Jakarta (Greeners) – Pembangkit Listrik Tenaga Air (PLTA)–baik dengan bendungan skala besar maupun kecil–berperan penting dalam transisi energi Indonesia menuju sumber energi rendah karbon. Namun, menurut Badan Riset dan Inovasi Nasional (BRIN), implementasi PLTA masih menghadapi berbagai tantangan, termasuk permasalahan sosial, politik, dan lingkungan.
Plt. Kepala Pusat Riset Hukum (PRH) BRIN, Emilia Yustiningrum memberikan contoh studi kasus di Poso, Sulawesi Tengah. Di daerah ini terdapat tiga PLTA yang menggunakan air dari Sungai Poso sebagai sumber daya.
Emilia menjelaskan, pembangunan pembangkit listrik tenaga air itu membutuhkan area yang luas dan sering kali menutup aliran sungai.

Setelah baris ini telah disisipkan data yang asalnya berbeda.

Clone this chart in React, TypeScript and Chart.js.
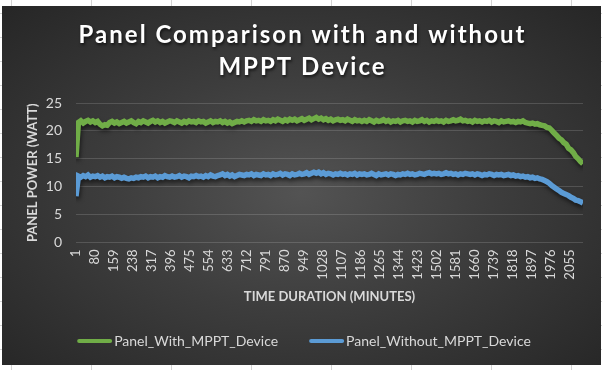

Proses ini berdampak pada gangguan sosial kehidupan masyarakat lokal, ekosistem lingkungan sungai, serta masalah ekologi.
BACA JUGA: Menyelamatkan Orangutan Tapanuli di tengah Pembangunan PLTA Batang Toru
“PLTA menghalangi rute migrasi ikan yang akhirnya berdampak kembali kepada masyarakat, dari sisi ekonomi yang bergantung pada perikanan untuk mata pencaharian atau ketahanan pangan,” ungkap Emilia dalam kegiatan Guest Lecture Series PRH BRIN di Jakarta, Jumat (20/9).
Belut di Danau Poso, yang menjadi sumber mata pencaharian warga lokal, telah dilaporkan mengalami penurunan jumlah sejak tahun 2019. Hal ini akibat bendungan PLTA yang menghalangi migrasi spesies tersebut antara danau dan sungai.
Dalam paparan hasil penelitiannya, Amy Falon dari Universitas Charles Sturt Australia menyebutkan bahwa Indonesia memiliki 99 PLTA dan 18 PLTA lainnya sedang dalam perencanaan.
Ia memperingatkan, jika sumber daya air tawar tidak dijaga, dampaknya akan dirasakan oleh hampir 10% penduduk Indonesia. PLTA hanyalah salah satu bagian dari permasalahan yang lebih besar. Amy menjelaskan bahwa ada 1.032 penghalang irigasi, termasuk 299 bendungan penyimpanan air dan 76 bendungan pengontrol banjir.
Pentingnya Pendekatan Lintas Sektoral untuk Kelola PLTA
Sementara itu, Amy menekankan pentingnya pendekatan nexus sebagai metode untuk menangani pembangunan yang saling bergantung antarberbagai sektor. Pendekatan ini berfokus pada identifikasi respons yang saling menguntungkan, dengan mengedepankan pemahaman sinergi antara kebijakan air, energi, dan pertanian.
Menurut Amy, pendekatan nexus menyediakan kerangka kerja yang terinformasi dan transparan. Hal itu bertujuan untuk menentukan keseimbangan dan sinergi yang tepat, sehingga menjaga integritas dan keberlanjutan ekosistem.
Ia menambahkan, pendekatan ini perlu memperhatikan aspek politik. Kurangnya kolaborasi lintas sektor disebabkan bukan hanya kurangnya mekanisme dan pendekatan yang tepat, melainkan juga perebutan pengaruh dan kekuasaan antara berbagai sektor dan aktor.
“Kerangka regulasi merupakan komponen penting tata kelola lingkungan. Namun juga perlu mempertimbangkan politik, kekuasaan, dan lembaga informal. Sejauh mana kita dapat mengharapkan organisasi yang berorientasi pada keuntungan untuk melakukan inisiatif pembangunan partisipatif?” imbuhnya.